* **Information provided**:
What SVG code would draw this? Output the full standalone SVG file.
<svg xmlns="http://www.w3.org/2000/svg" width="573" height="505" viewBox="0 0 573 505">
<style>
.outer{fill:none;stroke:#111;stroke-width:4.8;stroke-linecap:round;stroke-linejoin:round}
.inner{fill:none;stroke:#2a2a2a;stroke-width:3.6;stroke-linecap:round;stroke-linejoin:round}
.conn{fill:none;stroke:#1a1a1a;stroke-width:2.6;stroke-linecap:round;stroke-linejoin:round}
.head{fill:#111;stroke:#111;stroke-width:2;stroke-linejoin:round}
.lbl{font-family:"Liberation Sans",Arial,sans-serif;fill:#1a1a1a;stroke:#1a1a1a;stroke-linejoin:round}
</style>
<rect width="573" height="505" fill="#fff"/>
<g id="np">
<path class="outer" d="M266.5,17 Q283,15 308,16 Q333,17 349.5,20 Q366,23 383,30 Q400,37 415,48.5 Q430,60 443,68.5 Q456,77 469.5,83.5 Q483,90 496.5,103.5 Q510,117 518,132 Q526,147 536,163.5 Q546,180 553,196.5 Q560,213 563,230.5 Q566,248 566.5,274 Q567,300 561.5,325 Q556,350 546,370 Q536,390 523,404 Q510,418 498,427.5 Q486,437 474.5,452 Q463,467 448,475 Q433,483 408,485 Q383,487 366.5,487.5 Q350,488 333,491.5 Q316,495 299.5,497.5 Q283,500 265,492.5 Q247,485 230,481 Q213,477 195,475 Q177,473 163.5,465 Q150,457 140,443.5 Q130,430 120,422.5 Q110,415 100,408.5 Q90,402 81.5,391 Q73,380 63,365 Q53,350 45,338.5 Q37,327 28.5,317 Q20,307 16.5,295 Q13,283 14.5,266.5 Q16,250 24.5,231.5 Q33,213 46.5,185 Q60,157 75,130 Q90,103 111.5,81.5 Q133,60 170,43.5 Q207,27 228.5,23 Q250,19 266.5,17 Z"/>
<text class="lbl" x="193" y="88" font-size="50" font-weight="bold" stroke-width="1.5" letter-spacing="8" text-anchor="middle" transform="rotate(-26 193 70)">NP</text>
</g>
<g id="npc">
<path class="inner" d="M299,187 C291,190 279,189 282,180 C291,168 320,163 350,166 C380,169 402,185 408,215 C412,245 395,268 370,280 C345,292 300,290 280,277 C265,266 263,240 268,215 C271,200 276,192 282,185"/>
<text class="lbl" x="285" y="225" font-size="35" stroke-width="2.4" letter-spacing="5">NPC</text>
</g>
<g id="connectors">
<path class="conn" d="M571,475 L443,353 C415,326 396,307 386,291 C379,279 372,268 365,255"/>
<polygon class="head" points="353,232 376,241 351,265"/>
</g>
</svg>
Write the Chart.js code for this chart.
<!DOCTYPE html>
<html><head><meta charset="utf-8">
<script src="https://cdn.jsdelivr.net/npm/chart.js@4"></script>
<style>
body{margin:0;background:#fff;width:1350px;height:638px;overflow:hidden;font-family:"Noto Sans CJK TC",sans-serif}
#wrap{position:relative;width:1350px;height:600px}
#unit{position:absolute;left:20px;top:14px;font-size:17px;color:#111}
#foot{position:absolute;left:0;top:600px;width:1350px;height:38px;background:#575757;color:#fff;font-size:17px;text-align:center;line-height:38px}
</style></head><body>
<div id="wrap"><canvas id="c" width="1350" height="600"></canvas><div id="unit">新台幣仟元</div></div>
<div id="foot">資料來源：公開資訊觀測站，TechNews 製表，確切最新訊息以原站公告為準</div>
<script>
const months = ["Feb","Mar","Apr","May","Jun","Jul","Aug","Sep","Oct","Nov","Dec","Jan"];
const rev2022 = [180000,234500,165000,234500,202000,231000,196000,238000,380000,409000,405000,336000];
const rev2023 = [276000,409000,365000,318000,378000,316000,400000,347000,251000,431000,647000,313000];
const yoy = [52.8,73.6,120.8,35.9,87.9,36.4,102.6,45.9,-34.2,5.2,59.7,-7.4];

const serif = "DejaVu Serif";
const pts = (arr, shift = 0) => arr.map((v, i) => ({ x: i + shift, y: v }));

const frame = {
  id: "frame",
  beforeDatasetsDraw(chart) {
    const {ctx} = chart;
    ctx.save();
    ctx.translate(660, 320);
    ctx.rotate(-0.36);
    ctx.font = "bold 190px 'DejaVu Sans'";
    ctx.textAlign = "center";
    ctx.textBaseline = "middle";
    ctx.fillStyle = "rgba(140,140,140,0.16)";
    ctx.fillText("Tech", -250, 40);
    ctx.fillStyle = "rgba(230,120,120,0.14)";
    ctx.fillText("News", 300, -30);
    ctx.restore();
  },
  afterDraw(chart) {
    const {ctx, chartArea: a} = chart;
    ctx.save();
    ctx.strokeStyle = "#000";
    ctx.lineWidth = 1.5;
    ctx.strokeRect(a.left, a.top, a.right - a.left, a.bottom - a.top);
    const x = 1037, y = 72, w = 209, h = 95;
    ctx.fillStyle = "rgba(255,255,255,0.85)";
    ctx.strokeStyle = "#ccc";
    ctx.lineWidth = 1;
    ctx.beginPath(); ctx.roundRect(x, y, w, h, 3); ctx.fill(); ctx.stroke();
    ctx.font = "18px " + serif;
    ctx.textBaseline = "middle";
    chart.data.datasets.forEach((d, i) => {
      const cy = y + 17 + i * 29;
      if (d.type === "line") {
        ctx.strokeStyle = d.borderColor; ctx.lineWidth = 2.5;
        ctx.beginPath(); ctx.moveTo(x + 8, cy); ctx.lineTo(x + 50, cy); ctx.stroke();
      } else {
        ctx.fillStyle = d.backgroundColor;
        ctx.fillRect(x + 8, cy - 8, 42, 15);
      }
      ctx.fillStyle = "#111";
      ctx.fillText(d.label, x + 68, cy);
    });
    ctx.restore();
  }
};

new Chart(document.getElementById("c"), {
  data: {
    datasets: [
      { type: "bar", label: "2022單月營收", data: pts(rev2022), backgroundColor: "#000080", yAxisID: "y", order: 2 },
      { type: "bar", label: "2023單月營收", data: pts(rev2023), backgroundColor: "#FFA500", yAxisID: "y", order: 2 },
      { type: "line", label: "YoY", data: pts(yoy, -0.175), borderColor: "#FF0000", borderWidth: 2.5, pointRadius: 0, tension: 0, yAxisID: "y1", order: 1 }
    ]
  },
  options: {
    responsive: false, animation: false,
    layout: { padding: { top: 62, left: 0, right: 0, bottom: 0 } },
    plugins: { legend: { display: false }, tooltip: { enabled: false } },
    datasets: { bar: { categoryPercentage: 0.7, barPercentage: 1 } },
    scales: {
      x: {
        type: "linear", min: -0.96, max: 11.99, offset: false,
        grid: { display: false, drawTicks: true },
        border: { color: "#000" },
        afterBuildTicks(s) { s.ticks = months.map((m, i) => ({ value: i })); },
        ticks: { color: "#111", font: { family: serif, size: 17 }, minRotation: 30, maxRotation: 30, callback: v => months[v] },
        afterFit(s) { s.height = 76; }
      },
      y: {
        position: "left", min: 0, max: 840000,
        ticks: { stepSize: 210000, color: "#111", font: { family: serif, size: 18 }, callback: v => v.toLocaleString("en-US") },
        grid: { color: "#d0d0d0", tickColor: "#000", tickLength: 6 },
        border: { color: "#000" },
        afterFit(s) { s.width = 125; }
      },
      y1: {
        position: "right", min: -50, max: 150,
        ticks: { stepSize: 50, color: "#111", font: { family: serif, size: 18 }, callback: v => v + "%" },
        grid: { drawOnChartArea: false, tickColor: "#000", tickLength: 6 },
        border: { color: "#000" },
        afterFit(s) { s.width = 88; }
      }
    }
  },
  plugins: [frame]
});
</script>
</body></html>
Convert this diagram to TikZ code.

* **Exercise details**: Repeat, exactly as they stand above, the lines from the line with "Write the Chart.js code for this chart." to the line with "const pts = (arr, shift", both lines included.

* **Solution**:
Write the Chart.js code for this chart.
<!DOCTYPE html>
<html><head><meta charset="utf-8">
<script src="https://cdn.jsdelivr.net/npm/chart.js@4"></script>
<style>
body{margin:0;background:#fff;width:1350px;height:638px;overflow:hidden;font-family:"Noto Sans CJK TC",sans-serif}
#wrap{position:relative;width:1350px;height:600px}
#unit{position:absolute;left:20px;top:14px;font-size:17px;color:#111}
#foot{position:absolute;left:0;top:600px;width:1350px;height:38px;background:#575757;color:#fff;font-size:17px;text-align:center;line-height:38px}
</style></head><body>
<div id="wrap"><canvas id="c" width="1350" height="600"></canvas><div id="unit">新台幣仟元</div></div>
<div id="foot">資料來源：公開資訊觀測站，TechNews 製表，確切最新訊息以原站公告為準</div>
<script>
const months = ["Feb","Mar","Apr","May","Jun","Jul","Aug","Sep","Oct","Nov","Dec","Jan"];
const rev2022 = [180000,234500,165000,234500,202000,231000,196000,238000,380000,409000,405000,336000];
const rev2023 = [276000,409000,365000,318000,378000,316000,400000,347000,251000,431000,647000,313000];
const yoy = [52.8,73.6,120.8,35.9,87.9,36.4,102.6,45.9,-34.2,5.2,59.7,-7.4];

const serif = "DejaVu Serif";
const pts = (arr, shift = 0) => arr.map((v, i) => ({ x: i + shift, y: v }));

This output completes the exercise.